First Phosphate Announces Private Placement Financing

Vancouver, Canada –
Newsfile Corp. – August 9, 2022 – First Phosphate Corp. (“First Phosphate” or the “Company”) is pleased to announce a non-brokered private placement financing to raise up to $1,000,000 (the “Offering”). The Offering is anticipated to be structured as a best-efforts private placement comprised of 4,000,000 common shares in the capital of the Company (“Shares”) at a price of $0.25 per Shares. The Company reserves the right to increase the size of the Offering at its sole discretion. Proceeds from the Offering will be used for general working capital purposes.

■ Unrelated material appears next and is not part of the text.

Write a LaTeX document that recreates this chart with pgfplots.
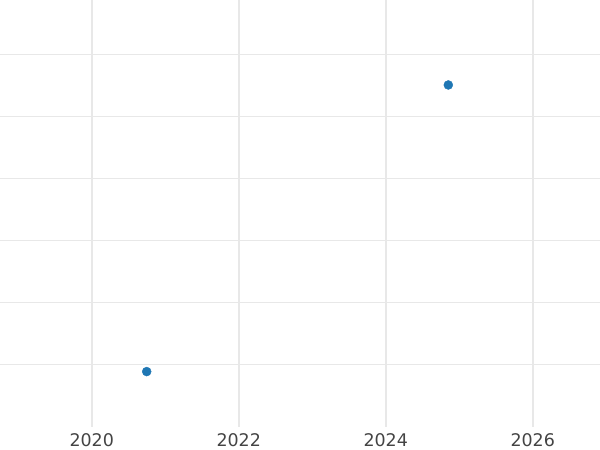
\documentclass[border=0pt]{standalone}
\usepackage{pgfplots}
\pgfplotsset{compat=1.18}
\usepackage{fontspec}
\setmainfont{DejaVu Sans}
\definecolor{pointblue}{HTML}{1F77B4}
\definecolor{gridgray}{HTML}{E8E8E8}
\definecolor{labelgray}{HTML}{444444}
\begin{document}
\begin{tikzpicture}[x=1bp,y=1bp]
\useasboundingbox (0,-23) rectangle (600,427);
\begin{axis}[
  at={(0,0)}, anchor=south west,
  scale only axis,
  width=600bp, height=427bp,
  xmin=2018.752, xmax=2026.916,
  ymin=0, ymax=6.874,
  xtick={2020,2022,2024,2026},
  ytick={1,2,3,4,5,6},
  yticklabels={},
  xticklabel style={font=\fontsize{17.5}{20}\selectfont, text=labelgray, yshift=-3bp},
  /pgf/number format/assume math mode=true,
  /pgf/number format/1000 sep={},
  axis line style={draw=none},
  major tick length=0pt,
  grid=major,
  x grid style={draw=gridgray, line width=2bp},
  y grid style={draw=gridgray, line width=1.2bp},
  clip=false
]
\addplot[only marks, mark=*, mark size=4.5bp, color=pointblue, mark options={draw=pointblue, fill=pointblue}] coordinates {
  (2020.748,0.892)
  (2024.852,5.506)
};
\end{axis}
\end{tikzpicture}
\end{document}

The Company may engage finders and pay the finders a cash fee up to 8% of the gross proceeds raised in the Offering. Additionally, it is anticipated that finders will receive that number of compensation warrants (“Compensation Warrants”) totaling up to 8% of the number of Shares sold pursuant to the Offering. The Compensation Warrants are exercisable at a price of $0.25 per Share, for a period of 24 months after the closing of the Offering.

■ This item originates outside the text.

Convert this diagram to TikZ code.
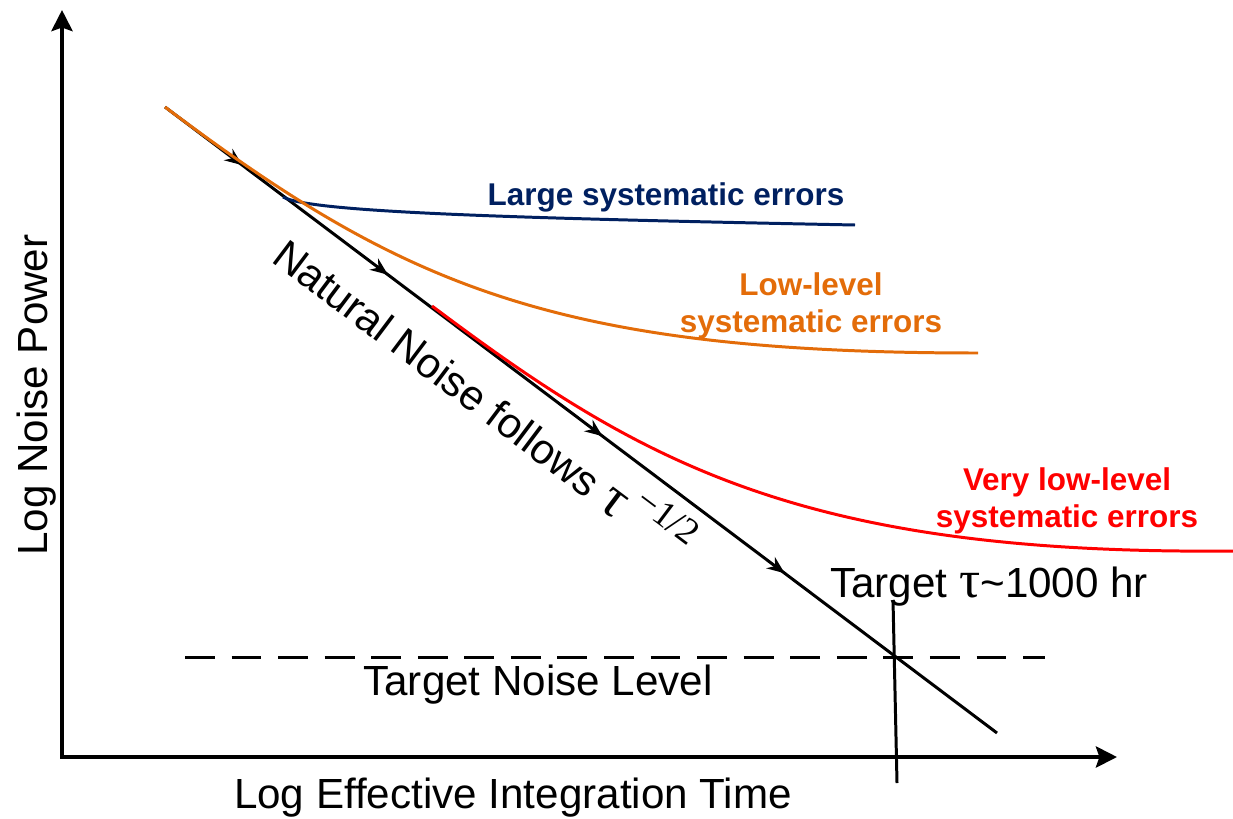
\documentclass[tikz,border=0pt]{standalone}
\usepackage{fontspec}
\setmainfont{Liberation Sans}
\newfontfamily\taufont{Liberation Serif}
\definecolor{errNavy}{HTML}{002060}
\definecolor{errOrange}{HTML}{E36C09}
\definecolor{errRed}{HTML}{FF0000}
\usetikzlibrary{arrows.meta,decorations.markings}

\begin{document}
\begin{tikzpicture}[x=0.02cm, y=-0.02cm,
  axis/.style={line width=2.3pt, {Stealth[length=12pt, width=12pt, inset=2pt]}-{Stealth[length=12pt, width=12pt, inset=2pt]}},
  natline/.style={line width=1.7pt, postaction={decorate}, decoration={markings,
    mark=at position 0.093 with {\arrow{Stealth[length=10pt, width=8pt]}},
    mark=at position 0.268 with {\arrow{Stealth[length=10pt, width=8pt]}},
    mark=at position 0.526 with {\arrow{Stealth[length=10pt, width=8pt]}},
    mark=at position 0.745 with {\arrow{Stealth[length=10pt, width=8pt]}}}},
  errcurve/.style={line width=1.7pt},
  errlabel/.style={font=\fontsize{17.9}{21}\selectfont\bfseries, align=center, inner sep=0pt},
  plainlabel/.style={font=\fontsize{24}{28}\selectfont, inner sep=0pt}
]
  \useasboundingbox (0,0) rectangle (1233,818);

  \coordinate (origin) at (62,757);
  \coordinate (ytop) at (62,10);
  \coordinate (xend) at (1117,757);
  \coordinate (natstart) at (165,107);
  \coordinate (natend) at (997,733);

  % Axes
  \draw[axis] (ytop) -- (origin) -- (xend);

  % Target noise level and target time
  \draw[line width=1.7pt, dash pattern=on 17pt off 9.5pt] (185,657) -- (1045,657);
  \draw[line width=1.7pt] (893,600) -- (897,783);

  % Natural noise and the systematic error curves
  \draw[natline] (natstart) -- (natend);
  \draw[errcurve, errNavy] (283,197) .. controls (310,212) and (500,218) .. (855,225);
  \draw[errcurve, errOrange] (natstart) .. controls (400,283) and (550,353) .. (978,353);
  \draw[errcurve, errRed] (432,306) .. controls (640,462) and (800,555) .. (1233,551);

  \node[errlabel, text=errNavy, anchor=base] (largelbl) at (666,205) {Large systematic errors};
  \node[errlabel, text=errOrange, anchor=base] (lowlbl) at (811,332) {Low-level\\systematic errors};
  \node[errlabel, text=errRed, anchor=base] (verylowlbl) at (1067,527) {Very low-level\\systematic errors};

  \node[plainlabel, anchor=base west, rotate=-36.96] (natlbl) at (270,261)
    {Natural Noise follows {\fontsize{32}{32}\selectfont\taufont τ}\,\raisebox{13pt}{\fontsize{21}{21}\selectfont\taufont −1/2}};
  \node[plainlabel, anchor=base west] (targettau) at (830,597) {Target {\fontsize{30}{30}\selectfont\taufont τ}\textasciitilde1000 hr};
  \node[plainlabel, anchor=base] (noiselvl) at (538,695) {Target Noise Level};
  \node[plainlabel, anchor=base] (xlabel) at (513,808) {Log Effective Integration Time};
  \node[plainlabel, anchor=base, rotate=90] (ylabel) at (47,395) {Log Noise Power};
\end{tikzpicture}
\end{document}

The Offering is expected to close on or about August 19, 2022, or such other date as the Company may determine. Completion of the Offering is subject to certain conditions including, but not limited to, the receipt of all necessary approvals. There can be no assurance that the Offering will be completed, whether in whole or in part. All securities issued by the Company in connection with the Offering will be subject to a statutory four month hold period. Furthermore, the Shares issued pursuant to the Offering shall be subject to a contractual lock-up with 25% released upon the Company’s being listed for trading on a stock exchange, and 25% released on the 4, 8 and 12 month anniversary of the initial release.

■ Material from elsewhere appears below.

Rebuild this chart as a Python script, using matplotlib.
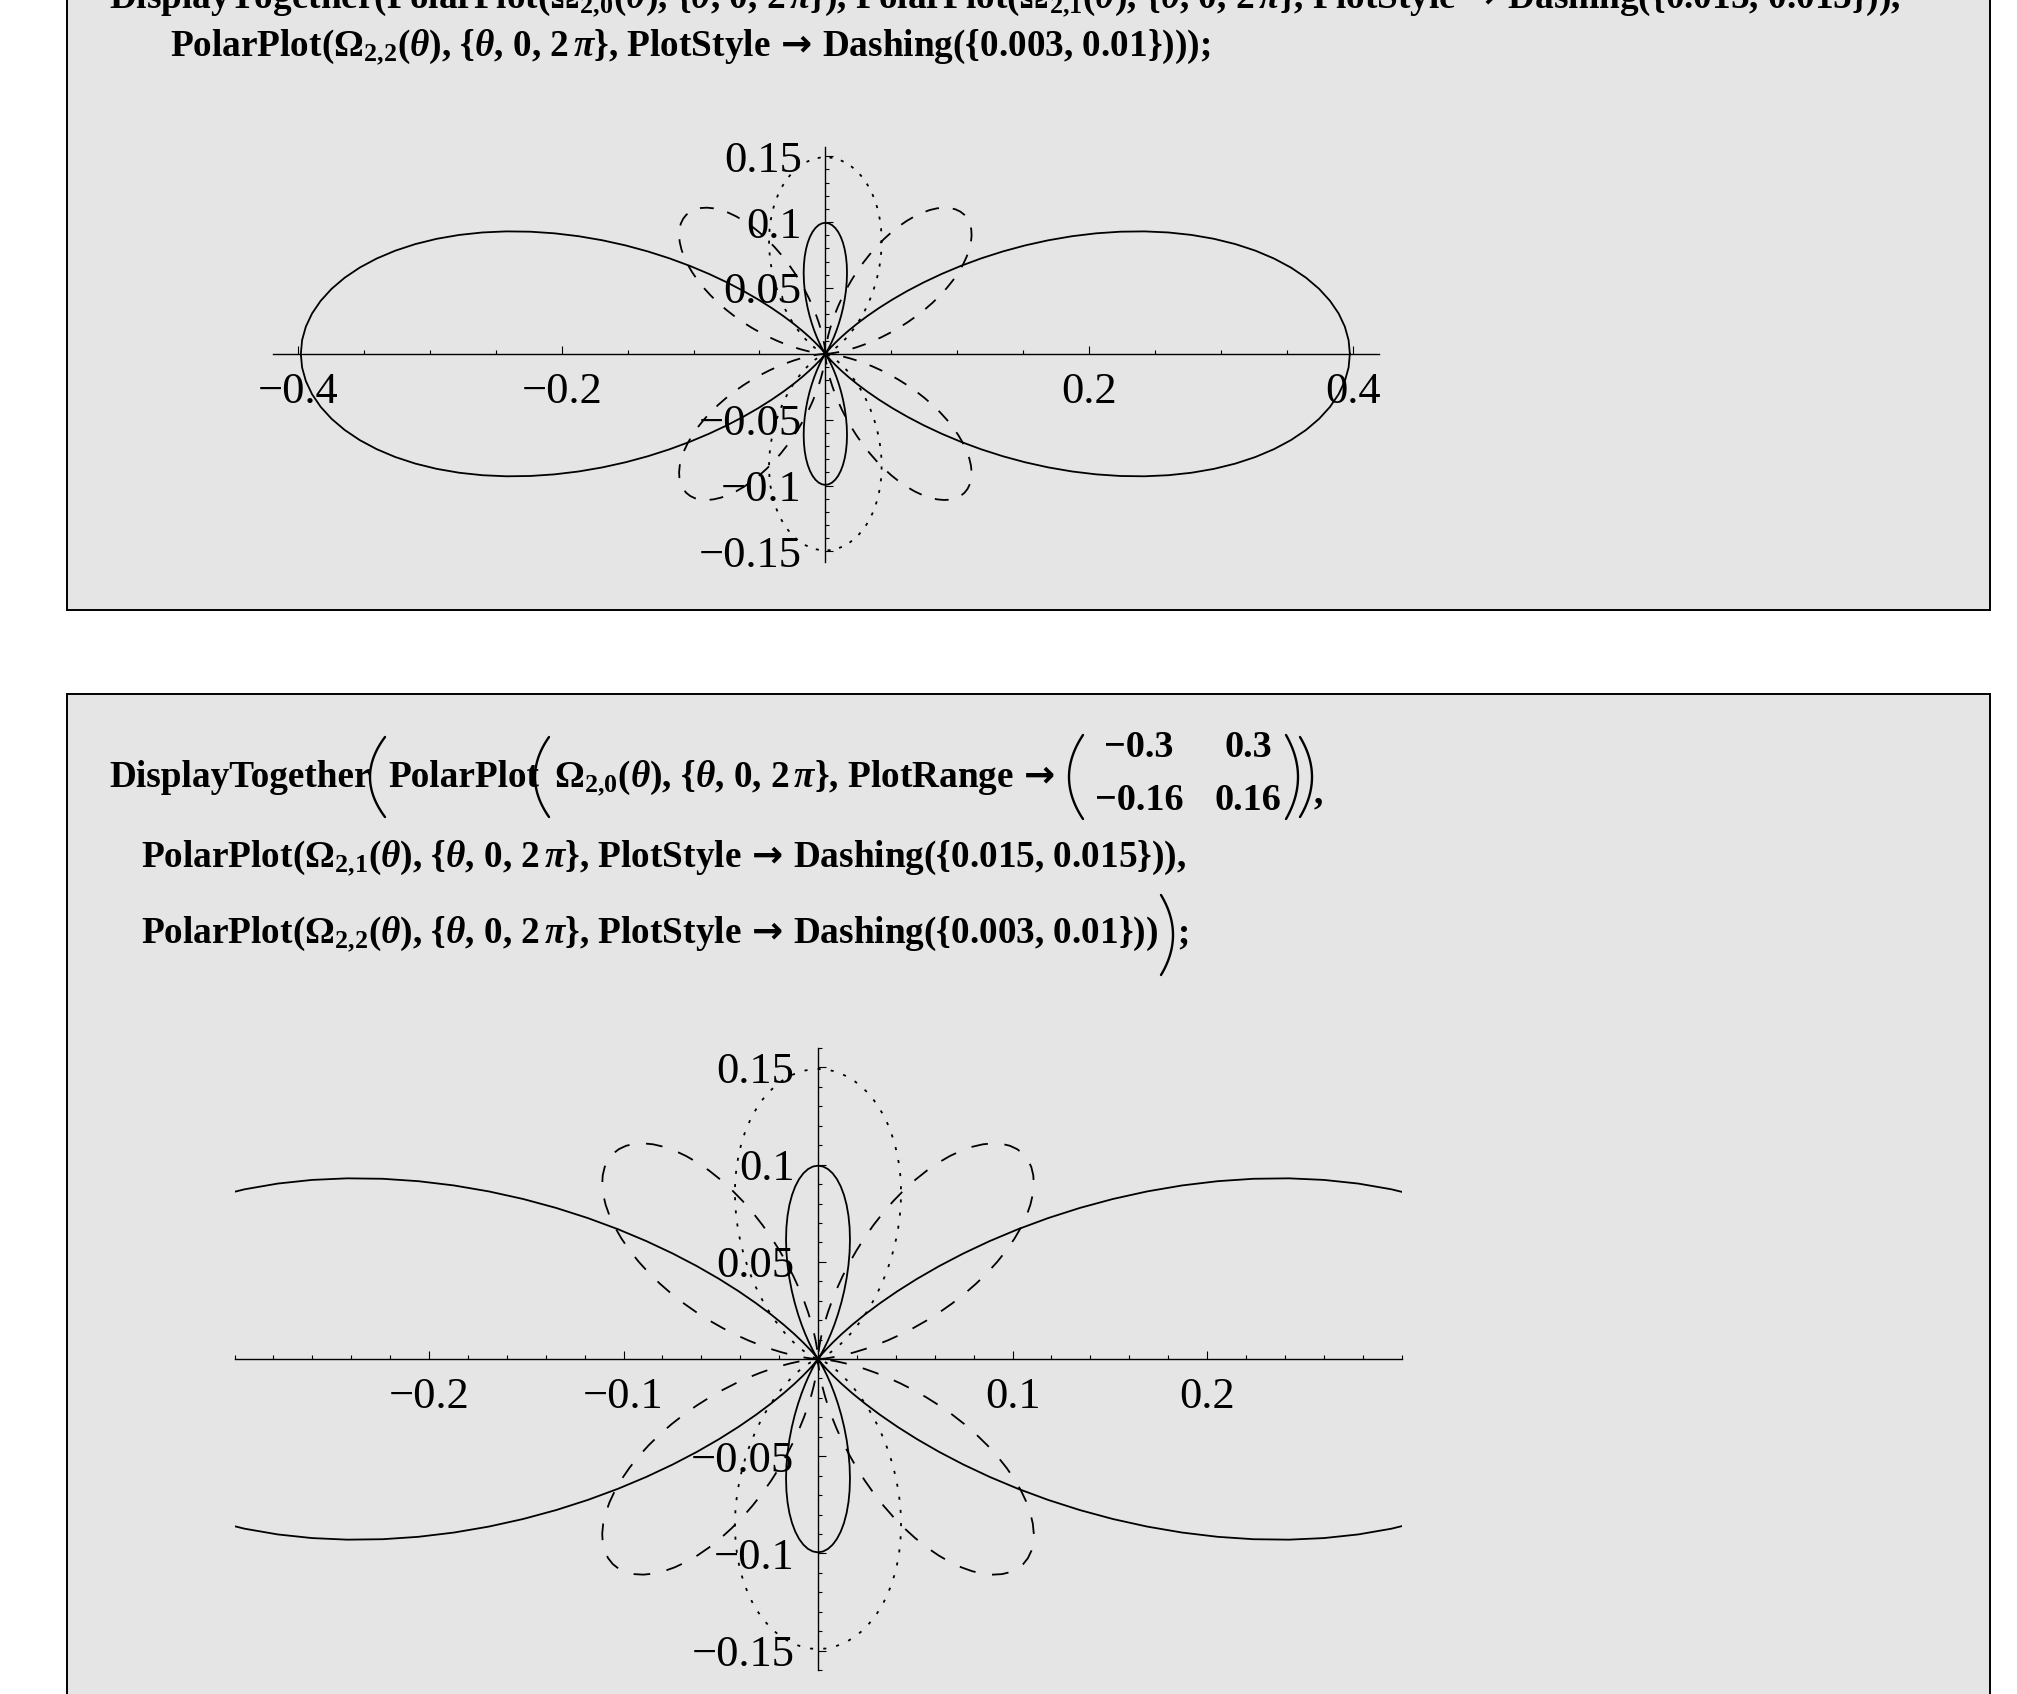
import numpy as np
import matplotlib
matplotlib.use("Agg")
import matplotlib.pyplot as plt
from matplotlib.patches import Rectangle
from matplotlib.ticker import FixedLocator, FixedFormatter

# the three curves: Omega_{2,m}(theta) = |Y_2m(theta)|^2, m = 0, 1, 2
orders_m = [0, 1, 2]
curve_styles = ['solid', 'dashed', 'dotted']
theta = np.linspace(0, 2 * np.pi, 241)


def omega(m, t):
    c, s = np.cos(t), np.sin(t)
    if m == 0:
        return 5 / (16 * np.pi) * (3 * c**2 - 1)**2
    if m == 1:
        return 15 / (8 * np.pi) * s**2 * c**2
    return 15 / (32 * np.pi) * s**4


# ticks and ranges
top_xrange = (-0.419, 0.42)
top_yrange = (-0.158, 0.157)
top_xticks = [-0.4, -0.2, 0.2, 0.4]
top_xlabels = ['\u22120.4', '\u22120.2', '0.2', '0.4']
top_xminor = [i * 0.05 for i in range(-8, 9)]

bot_xrange = (-0.3, 0.3)
bot_yrange = (-0.16, 0.16)
bot_xticks = [-0.2, -0.1, 0.1, 0.2]
bot_xlabels = ['\u22120.2', '\u22120.1', '0.1', '0.2']
bot_xminor = [i * 0.02 for i in range(-15, 16)]

yticks = [-0.15, -0.1, -0.05, 0.05, 0.1, 0.15]
ylabels = ['\u22120.15', '\u22120.1', '\u22120.05', '0.05', '0.1', '0.15']
yminor = [i * 0.01 for i in range(-16, 17)]

# notebook input lines
arrow = r'$\,\mathsf{\rightarrow}\,$'
rng = r'{$\theta$, 0, 2$\,\pi$}'


def om(m):
    return '$\\Omega_{2{,}%d}(\\theta)$' % m


cell1_line1 = ('DisplayTogether(PolarPlot(' + om(0) + ', ' + rng + '), PolarPlot(' + om(1) + ', '
               + rng + ', PlotStyle' + arrow + 'Dashing({0.015, 0.015})),')
cell1_line2 = 'PolarPlot(' + om(2) + ', ' + rng + ', PlotStyle' + arrow + 'Dashing({0.003, 0.01})));'
cell2_a = 'DisplayTogether'
cell2_b = 'PolarPlot'
cell2_c = om(0) + ', ' + rng + ', PlotRange' + arrow
matrix_vals = [['\u22120.3', '0.3'], ['\u22120.16', '0.16']]
cell2_line2 = 'PolarPlot(' + om(1) + ', ' + rng + ', PlotStyle' + arrow + 'Dashing({0.015, 0.015})),'
cell2_line3 = 'PolarPlot(' + om(2) + ', ' + rng + ', PlotStyle' + arrow + 'Dashing({0.003, 0.01}))'

plt.rcParams['mathtext.fontset'] = 'custom'
plt.rcParams['mathtext.rm'] = 'Liberation Serif:bold'
plt.rcParams['mathtext.it'] = 'Liberation Serif:italic:bold'
plt.rcParams['mathtext.bf'] = 'Liberation Serif:bold'
plt.rcParams['mathtext.sf'] = 'DejaVu Sans:bold'
plt.rcParams['lines.scale_dashes'] = False

W, H = 2017, 1694
fig = plt.figure(figsize=(W / 100, H / 100), dpi=100, facecolor='white')
bg = fig.add_axes([0, 0, 1, 1])
bg.set_xlim(0, W)
bg.set_ylim(H, 0)
bg.axis('off')

cell_grey = '#e5e5e5'
bg.add_patch(Rectangle((67, -60), 1990 - 67, 610 + 60, facecolor=cell_grey, edgecolor='black', lw=1.4))
bg.add_patch(Rectangle((67, 694), 1990 - 67, 1100, facecolor=cell_grey, edgecolor='black', lw=1.4))

code_font = dict(family=['Liberation Serif', 'DejaVu Serif'], weight='bold', fontsize=26.8, color='black')


def code(x, y, s, **kw):
    d = dict(code_font)
    d.update(kw)
    bg.text(x, y, s, ha=d.pop('ha', 'left'), va='baseline', **d)


def paren(x0, x1, y0, y1, opening=True):
    t = np.linspace(-1, 1, 50)
    y = (y0 + y1) / 2 + t * (y1 - y0) / 2
    b = 1 - t**2
    x = x1 - (x1 - x0) * b if opening else x0 + (x1 - x0) * b
    bg.plot(x, y, color='black', lw=1.7, solid_capstyle='round')


code(109, 8, cell1_line1)
code(170, 56, cell1_line2)

code(109, 787, cell2_a)
paren(370, 385, 737, 817)
code(388, 787, cell2_b)
paren(535, 549, 737, 817)
code(554, 787, cell2_c)
paren(1069, 1083, 735, 819)
for row, yb in zip(matrix_vals, [757, 810]):
    code(1139, yb, row[0], ha='center', fontsize=27.5)
    code(1248, yb, row[1], ha='center', fontsize=27.5)
paren(1286, 1298, 735, 819, opening=False)
paren(1300, 1312, 737, 817, opening=False)
code(1314, 803, ',')
code(141, 867, cell2_line2)
code(141, 943, cell2_line3)
paren(1161, 1173, 895, 975, opening=False)
code(1177, 943, ';')


def polar_axes(rect_px, xr, yr, xt, xl, xmin, dash, dot):
    l, t, r, b = rect_px
    ax = fig.add_axes([l / W, 1 - b / H, (r - l) / W, (b - t) / H])
    ax.patch.set_alpha(0)
    for m, st in zip(orders_m, curve_styles):
        rr = omega(m, theta)
        line, = ax.plot(rr * np.cos(theta), rr * np.sin(theta), color='black', lw=1.3)
        if st == 'dashed':
            line.set_dashes(dash)
        elif st == 'dotted':
            line.set_dashes(dot)
    ax.set_xlim(*xr)
    ax.set_ylim(*yr)
    for s in ['top', 'right']:
        ax.spines[s].set_visible(False)
    for s in ['left', 'bottom']:
        ax.spines[s].set_position(('data', 0))
        ax.spines[s].set_linewidth(1.0)
    ax.xaxis.set_major_locator(FixedLocator(xt))
    ax.xaxis.set_major_formatter(FixedFormatter(xl))
    ax.xaxis.set_minor_locator(FixedLocator(xmin))
    ax.yaxis.set_major_locator(FixedLocator(yticks))
    ax.yaxis.set_major_formatter(FixedFormatter(ylabels))
    ax.yaxis.set_minor_locator(FixedLocator(yminor))
    ax.tick_params(which='both', direction='in', width=0.8, colors='black')
    ax.tick_params(which='major', length=5.5)
    ax.tick_params(which='minor', length=3)
    ax.tick_params(axis='x', which='major', pad=13)
    ax.tick_params(axis='y', which='major', pad=17)
    for lab in ax.get_xticklabels() + ax.get_yticklabels():
        lab.set_fontfamily(['Liberation Serif', 'DejaVu Serif'])
        lab.set_fontsize(32)
    return ax


polar_axes((273, 147, 1379, 562), top_xrange, top_yrange, top_xticks, top_xlabels, top_xminor,
           (10, 10), (2.2, 6.3))
polar_axes((234.5, 1048, 1401.5, 1670), bot_xrange, bot_yrange, bot_xticks, bot_xlabels, bot_xminor,
           (12, 12), (2.2, 7.3))

fig.savefig('out.png', dpi=100, facecolor='white')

This press release shall not constitute an offer to sell or the solicitation of an offer to buy nor shall there be any sale of the securities in any jurisdiction in which such offer, solicitation or sale would be unlawful. The securities being offered have not been, nor will they be, registered under the 1933 Act and may not be offered or sold in the United States or to, or for the account or benefit of, U.S. persons absent registration or an applicable exemption from the registration requirements of the 1933 Act, and applicable state securities laws.
Related Party Transaction
Certain insiders of directors, officers and insiders of the Company, intend to subscribe for Shares in the Offering. The participation of such insiders in the Offering constitutes “related party transactions” as defined in Multilateral Instrument 61-101 –
Protection of Minority Security Holders in Special Transactions (“MI 61-101”). The Company intends to rely on the exemptions from the formal valuation and minority shareholder approval requirements of MI 61-101 under sections 5.5(a), 5.5(c), 5.7(1)(b) of MI 61-101 as the Company is not listed on a specified market, the Shares are being purchased for cash, the fair market value of the Shares being purchased will not exceed 25% of the Company’s market capitalization and the Shares being purchased will not have fair market value more than $2,500,000. The Company did not file a material change report related to the Offering more than 21 days before the expected closing of the Offering as required by MI 61-101 as the Company requires the consideration it will receive in connection with the Offering immediately for working capital purposes.